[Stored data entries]
START

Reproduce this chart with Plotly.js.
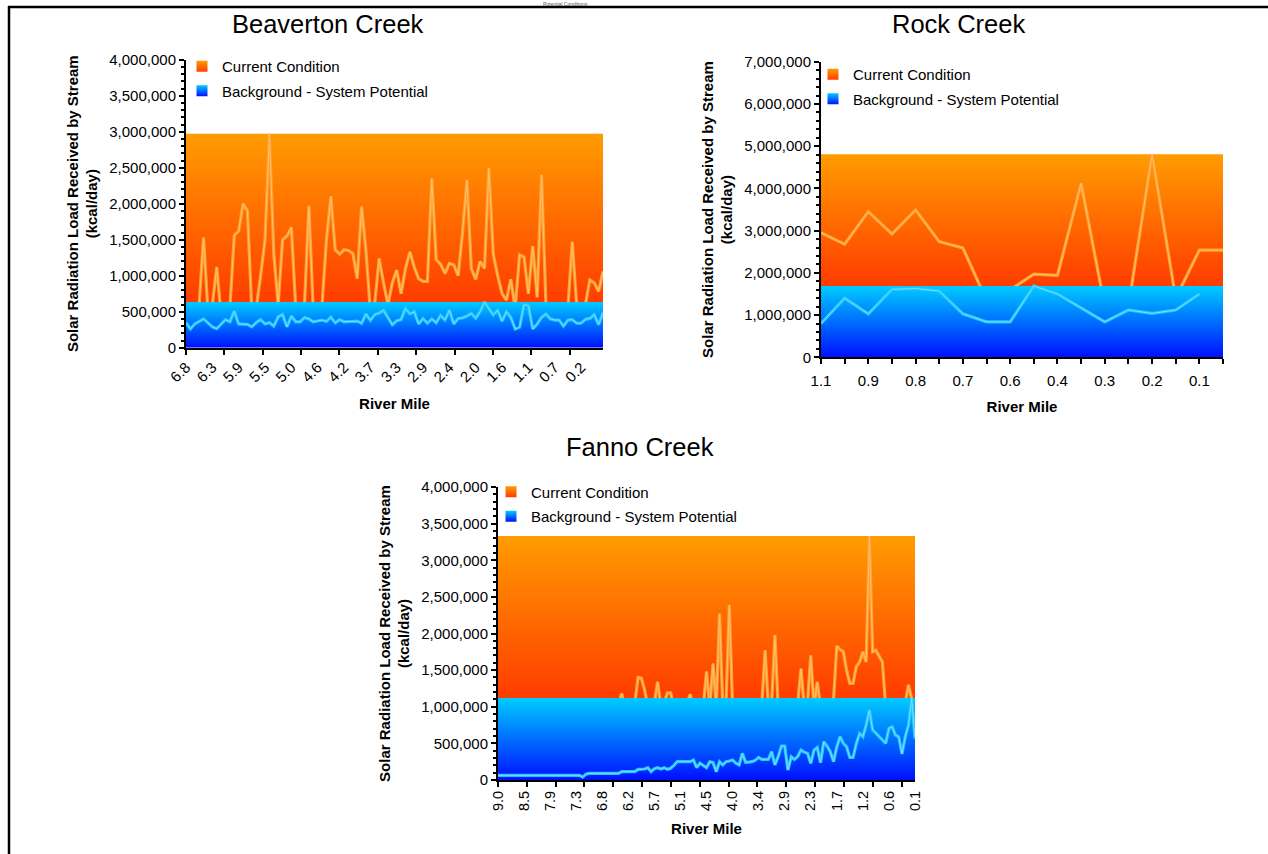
<!DOCTYPE html>
<html>
<head>
<meta charset="utf-8">
<script src="https://cdn.plot.ly/plotly-3.0.1.min.js"></script>
<style>html,body{margin:0;padding:0;background:#fff;}#chart{width:1268px;height:854px;}</style>
</head>
<body>
<div id="chart"></div>
<script>
// ---------------- DATA (kcal/day) ----------------
const seriesNames = ['Current Condition', 'Background - System Potential'];

const beavertonLabels = ['6.8','6.3','5.9','5.5','5.0','4.6','4.2','3.7','3.3','2.9','2.4','2.0','1.6','1.1','0.7','0.2'];
const beavertonCurrent = [
 500000,450000,550000,600000,1530000,500000,600000,1120000,450000,500000,
 550000,1560000,1620000,2000000,1900000,500000,550000,1000000,1500000,2970000,
 1300000,600000,1500000,1550000,1670000,550000,450000,600000,1970000,500000,
 450000,600000,1500000,2100000,1360000,1300000,1360000,1350000,1310000,960000,
 1960000,1350000,500000,620000,1240000,900000,600000,900000,1080000,750000,
 1100000,1330000,1120000,960000,920000,920000,2350000,1220000,1160000,1030000,
 1170000,1150000,1000000,1600000,2330000,1100000,950000,1200000,1100000,2490000,
 1300000,1000000,750000,660000,950000,550000,1290000,1260000,750000,1410000,
 700000,2400000,600000,500000,450000,500000,450000,550000,1470000,600000,
 500000,600000,940000,900000,780000,1060000];
const beavertonBackground = [
 347000,260000,330000,360000,400000,345000,290000,265000,330000,390000,
 361000,509000,330000,330000,325000,290000,350000,390000,330000,350000,
 300000,430000,460000,290000,440000,360000,360000,420000,400000,360000,
 375000,384000,365000,425000,345000,390000,360000,361000,370000,370000,
 340000,470000,380000,460000,480000,520000,420000,320000,375000,390000,
 546000,470000,500000,329000,407000,340000,400000,345000,450000,385000,
 523000,330000,407000,415000,440000,477000,410000,500000,635000,546000,
 454000,520000,370000,500000,420000,260000,285000,600000,585000,260000,
 330000,420000,468000,400000,384000,384000,300000,384000,390000,340000,
 340000,394000,407000,460000,320000,486000];

const rockLabels = ['1.1','0.9','0.8','0.7','0.6','0.4','0.3','0.2','0.1'];
const rockCurrent = [2950000,2680000,3450000,2920000,3490000,2740000,2590000,1350000,1600000,
 1970000,1940000,4120000,1200000,1200000,4810000,1400000,2540000,2540000];
const rockBackground = [800000,1400000,1030000,1610000,1630000,1570000,1030000,840000,840000,
 1690000,1500000,1180000,840000,1120000,1040000,1120000,1500000,null];

const fannoLabels = ['9.0','8.5','7.9','7.3','6.8','6.2','5.7','5.1','4.5','4.0','3.4','2.9','2.3','1.7','1.2','0.6','0.1'];
const fannoCurrent = [
 680000,700000,650000,720000,690000,740000,700000,760000,720000,780000,
 750000,800000,770000,820000,790000,850000,800000,860000,830000,880000,
 850000,900000,870000,920000,880000,940000,900000,960000,920000,980000,
 940000,1000000,960000,1020000,980000,1050000,1000000,1060000,1180000,950000,
 1000000,960000,1050000,1400000,1390000,1230000,1000000,950000,1050000,1340000,
 1000000,1050000,1190000,1190000,1000000,900000,950000,1000000,1050000,1170000,
 1000000,900000,950000,1000000,1480000,1000000,1590000,1000000,2270000,1000000,
 1050000,2390000,1000000,900000,950000,850000,900000,1000000,950000,900000,
 1000000,1050000,1770000,1000000,1050000,1980000,1000000,900000,950000,850000,
 950000,1000000,1050000,1520000,1000000,1050000,1700000,1000000,1340000,1000000,
 950000,900000,1000000,1100000,1830000,1780000,1750000,1500000,1320000,1320000,
 1550000,1610000,1750000,1610000,3330000,1750000,1770000,1680000,1610000,1000000,
 950000,900000,1000000,950000,900000,1050000,1300000,1100000,1050000];
const fannoBackground = [
 64000,64000,64000,64000,64000,64000,64000,64000,64000,64000,
 64000,64000,64000,64000,64000,64000,64000,64000,64000,64000,
 64000,64000,64000,64000,64000,64000,40000,80000,91000,91000,
 91000,91000,91000,91000,91000,91000,91000,91000,114000,114000,
 114000,114000,114000,145000,145000,150000,168000,114000,155000,168000,
 150000,168000,145000,160000,200000,250000,250000,250000,245000,250000,
 273000,168000,230000,200000,168000,250000,241000,114000,250000,205000,
 250000,260000,273000,230000,205000,364000,241000,245000,250000,270000,
 309000,282000,280000,282000,386000,205000,320000,464000,464000,136000,
 318000,280000,320000,409000,380000,364000,227000,409000,445000,236000,
 523000,464000,386000,250000,455000,591000,500000,455000,309000,309000,
 500000,636000,591000,750000,955000,682000,640000,591000,550000,500000,
 705000,727000,614000,591000,355000,591000,750000,1120000,568000];

// ---------------- STYLE ----------------
const W = 1268, H = 854;
const FONT = 'Arial, "Liberation Sans", Helvetica, sans-serif';
const ORANGE_TOP = '#FF9C00', ORANGE_BOT = '#FF3C00';
const BLUE_TOP = '#00CCFF', BLUE_BOT = '#0010FF';
const px = v => v / W;
const py = v => 1 - v / H;

const panels = [
  {name:'Beaverton Creek', cur:beavertonCurrent, bg:beavertonBackground, labels:beavertonLabels,
   labelStep:6, tickStep:8.74, tickAngle:-45, labelSize:15, labelPad:7, titlePad:14,
   ymax:4000000, ydt:500000, yminor:100000,
   box:[186,603,59.7,347.7], titleXY:[328,24], legendXY:[182,50]},
  {name:'Rock Creek', cur:rockCurrent, bg:rockBackground, labels:rockLabels,
   labelStep:2, tickStep:1, tickAngle:0, labelSize:15, labelPad:13, titlePad:13,
   ymax:7000000, ydt:1000000, yminor:200000,
   box:[821,1223,61.8,357.3], titleXY:[958,24], legendXY:[813,58]},
  {name:'Fanno Creek', cur:fannoCurrent, bg:fannoBackground, labels:fannoLabels,
   labelStep:8, tickStep:8.85, tickAngle:-90, labelSize:14.5, labelPad:7, titlePad:13,
   ymax:4000000, ydt:500000, yminor:100000,
   box:[498,915,487,780], titleXY:[640,447], legendXY:[491,475.5]}
];

const traces = [];
const layout = {
  width: W, height: H,
  margin: {l:0, r:0, t:0, b:0},
  paper_bgcolor: '#fff', plot_bgcolor: 'rgba(0,0,0,0)',
  font: {family: FONT, color: '#000', size: 15},
  showlegend: true,
  annotations: [], shapes: []
};

panels.forEach((p, k) => {
  const n = p.cur.length;
  const x = Array.from({length:n}, (_, i) => i);
  const cmax = Math.max(...p.cur);
  const bmax = Math.max(...p.bg.filter(v => v != null));
  const sx = k === 0 ? '' : String(k + 1);
  const xa = 'x' + sx, ya = 'y' + sx;
  const lx = 'x' + (k + 4);
  const legendId = k === 0 ? 'legend' : 'legend' + (k + 1);
  const rx = [0, n - 1, n - 1, 0, 0];

  traces.push({type:'scatter', x:rx, y:[bmax,bmax,cmax,cmax,bmax], xaxis:xa, yaxis:ya,
    mode:'none', fill:'toself', hoverinfo:'skip', showlegend:false,
    fillgradient:{type:'vertical', colorscale:[[0, ORANGE_BOT],[1, ORANGE_TOP]]}});
  traces.push({type:'scatter', x:x, y:p.cur, xaxis:xa, yaxis:ya, mode:'lines', showlegend:false,
    line:{color:'#FFA02E', width:3.2}, name:seriesNames[0]});
  traces.push({type:'scatter', x:x, y:p.cur, xaxis:xa, yaxis:ya, mode:'lines', showlegend:false,
    line:{color:'#FFC070', width:1}, hoverinfo:'skip'});
  traces.push({type:'scatter', x:rx, y:[0,0,bmax,bmax,0], xaxis:xa, yaxis:ya,
    mode:'none', fill:'toself', hoverinfo:'skip', showlegend:false,
    fillgradient:{type:'vertical', colorscale:[[0, BLUE_BOT],[1, BLUE_TOP]]}});
  traces.push({type:'scatter', x:x, y:p.bg, xaxis:xa, yaxis:ya, mode:'lines', showlegend:false,
    line:{color:'#22C6FF', width:3.2}, name:seriesNames[1]});
  traces.push({type:'scatter', x:x, y:p.bg, xaxis:xa, yaxis:ya, mode:'lines', showlegend:false,
    line:{color:'#78DEFF', width:1}, hoverinfo:'skip'});
  // legend entries (attached to the label axis so that it is drawn)
  traces.push({type:'scatter', x:[null], y:[null], xaxis:lx, yaxis:ya, mode:'markers',
    name:seriesNames[0], legend:legendId, showlegend:true, legendgroup:'c'+k,
    marker:{symbol:'square', size:11, color:ORANGE_TOP, line:{width:0},
      gradient:{type:'vertical', color:ORANGE_BOT}}});
  traces.push({type:'scatter', x:[null], y:[null], xaxis:lx, yaxis:ya, mode:'markers',
    name:seriesNames[1], legend:legendId, showlegend:true, legendgroup:'b'+k,
    marker:{symbol:'square', size:11, color:BLUE_TOP, line:{width:0},
      gradient:{type:'vertical', color:BLUE_BOT}}});

  const [x0, x1, y0, y1] = p.box;
  const tickVals = [];
  for (let t = 0; t <= n - 1 + 1e-9; t += p.tickStep) tickVals.push(t);
  const labelVals = p.labels.map((_, i) => i * p.labelStep);

  layout['xaxis' + sx] = {
    domain:[px(x0), px(x1)], range:[0, n - 1], anchor:ya,
    tickmode:'array', tickvals:tickVals, ticks:'outside', ticklen:5, tickwidth:2, tickcolor:'#000',
    showticklabels:false, showline:true, linewidth:2, linecolor:'#000',
    showgrid:false, zeroline:false, fixedrange:true
  };
  layout['xaxis' + (k + 4)] = {
    overlaying:xa, anchor:ya, range:[0, n - 1], side:'bottom', domain:[px(x0), px(x1)],
    tickmode:'array', tickvals:labelVals, ticktext:p.labels, ticks:'',
    ticklabelstandoff:p.labelPad,
    tickangle:p.tickAngle, tickfont:{size:p.labelSize, color:'#000'},
    showline:false, showgrid:false, zeroline:false, fixedrange:true,
    title:{text:'<b>River Mile</b>', font:{size:15, color:'#000'}, standoff:p.titlePad}
  };
  layout['yaxis' + sx] = {
    domain:[py(y1), py(y0)], range:[0, p.ymax], anchor:xa,
    dtick:p.ydt, tickformat:',d', ticks:'outside', ticklen:5, tickwidth:2, tickcolor:'#000',
    tickfont:{size:15, color:'#000'},
    minor:{dtick:p.yminor, ticks:'outside', ticklen:3, tickwidth:2, tickcolor:'#000', showgrid:false},
    showline:true, linewidth:2, linecolor:'#000', showgrid:false, zeroline:false, fixedrange:true,
    title:{text:'<b>Solar Radiation Load Received by Stream<br>(kcal/day)</b>', font:{size:15, color:'#000'}, standoff:8}
  };
  layout[legendId] = {
    x:px(p.legendXY[0]), y:py(p.legendXY[1]), xanchor:'left', yanchor:'top',
    bgcolor:'rgba(0,0,0,0)', borderwidth:0, font:{size:15, color:'#000'},
    tracegroupgap:2, itemwidth:30
  };
  layout.annotations.push({text:p.name, xref:'paper', yref:'paper',
    x:px(p.titleXY[0]), y:py(p.titleXY[1]), xanchor:'center', yanchor:'middle',
    showarrow:false, font:{size:25.5, color:'#000'}});
});

// page title (only a sliver shows above the frame) and frame
layout.annotations.push({text:'Potential Conditions', xref:'paper', yref:'paper',
  x:px(565), y:1, xanchor:'center', yanchor:'top', showarrow:false, borderpad:0,
  font:{size:5, color:'#555'}});
layout.shapes.push({type:'line', xref:'paper', yref:'paper', x0:px(8), x1:1, y0:py(7), y1:py(7),
  line:{color:'#000', width:2.5}});
layout.shapes.push({type:'line', xref:'paper', yref:'paper', x0:px(9), x1:px(9), y0:0, y1:py(6),
  line:{color:'#000', width:2.5}});

Plotly.newPlot('chart', traces, layout, {displayModeBar:false, staticPlot:true});
</script>
</body>
</html>
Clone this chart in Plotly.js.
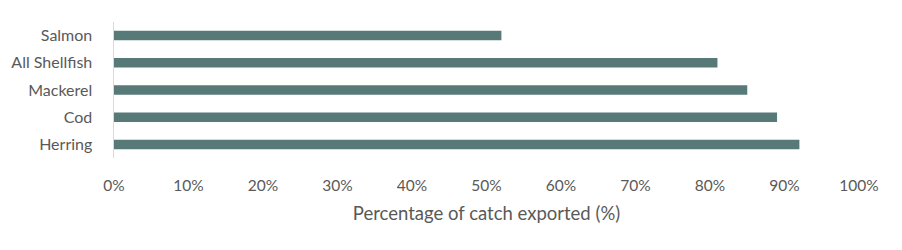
<!DOCTYPE html>
<html>
<head>
<meta charset="utf-8">
<script src="https://cdn.plot.ly/plotly-3.0.1.min.js"></script>
<style>html,body{margin:0;padding:0;background:#fff;}#chart{width:902px;height:250px;}</style>
</head>
<body>
<div id="chart"></div>
<script>
const categories = ["Salmon", "All Shellfish", "Mackerel", "Cod", "Herring"];
const exportedPct = [52, 81, 85, 89, 92];
const tickValues = [0, 10, 20, 30, 40, 50, 60, 70, 80, 90, 100];
const tickLabels = ["0%", "10%", "20%", "30%", "40%", "50%", "60%", "70%", "80%", "90%", "100%"];
const xTitle = "Percentage of catch exported (%)";

const fontFam = "Lato, 'Open Sans', sans-serif";
Plotly.newPlot("chart", [{
  type: "bar",
  orientation: "h",
  y: categories,
  x: exportedPct,
  marker: {color: "#577a79"},
  hoverinfo: "x+y"
}], {
  width: 902, height: 250,
  margin: {l: 114, r: 43, t: 22, b: 92},
  paper_bgcolor: "#fff", plot_bgcolor: "#fff",
  bargap: 0.65,
  showlegend: false,
  font: {family: fontFam, color: "#595959", size: 15},
  xaxis: {
    range: [0, 100], tickvals: tickValues, ticktext: tickLabels,
    showgrid: false, zeroline: false, showline: false,
    ticks: "", ticklabelstandoff: 16,
    tickfont: {size: 15.5, color: "#595959", family: fontFam},
    title: {text: xTitle, font: {size: 18.5, color: "#595959", family: fontFam}, standoff: 14}
  },
  yaxis: {
    categoryorder: "array", categoryarray: categories, autorange: "reversed",
    showgrid: false, zeroline: false, showline: true, linecolor: "#d9d9d9", linewidth: 1.5,
    ticks: "", ticklabelstandoff: 17,
    tickfont: {size: 16, color: "#595959", family: fontFam}
  }
}, {displayModeBar: false, staticPlot: true});
</script>
</body>
</html>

END

• **Short exercise**
Leave the pictures out, and restate exactly the lines from the start of the records through the one that contains "const seriesNames = ['Current".

• **Task solution**
Reproduce this chart with Plotly.js.
<!DOCTYPE html>
<html>
<head>
<meta charset="utf-8">
<script src="https://cdn.plot.ly/plotly-3.0.1.min.js"></script>
<style>html,body{margin:0;padding:0;background:#fff;}#chart{width:1268px;height:854px;}</style>
</head>
<body>
<div id="chart"></div>
<script>
// ---------------- DATA (kcal/day) ----------------
const seriesNames = ['Current Condition', 'Background - System Potential'];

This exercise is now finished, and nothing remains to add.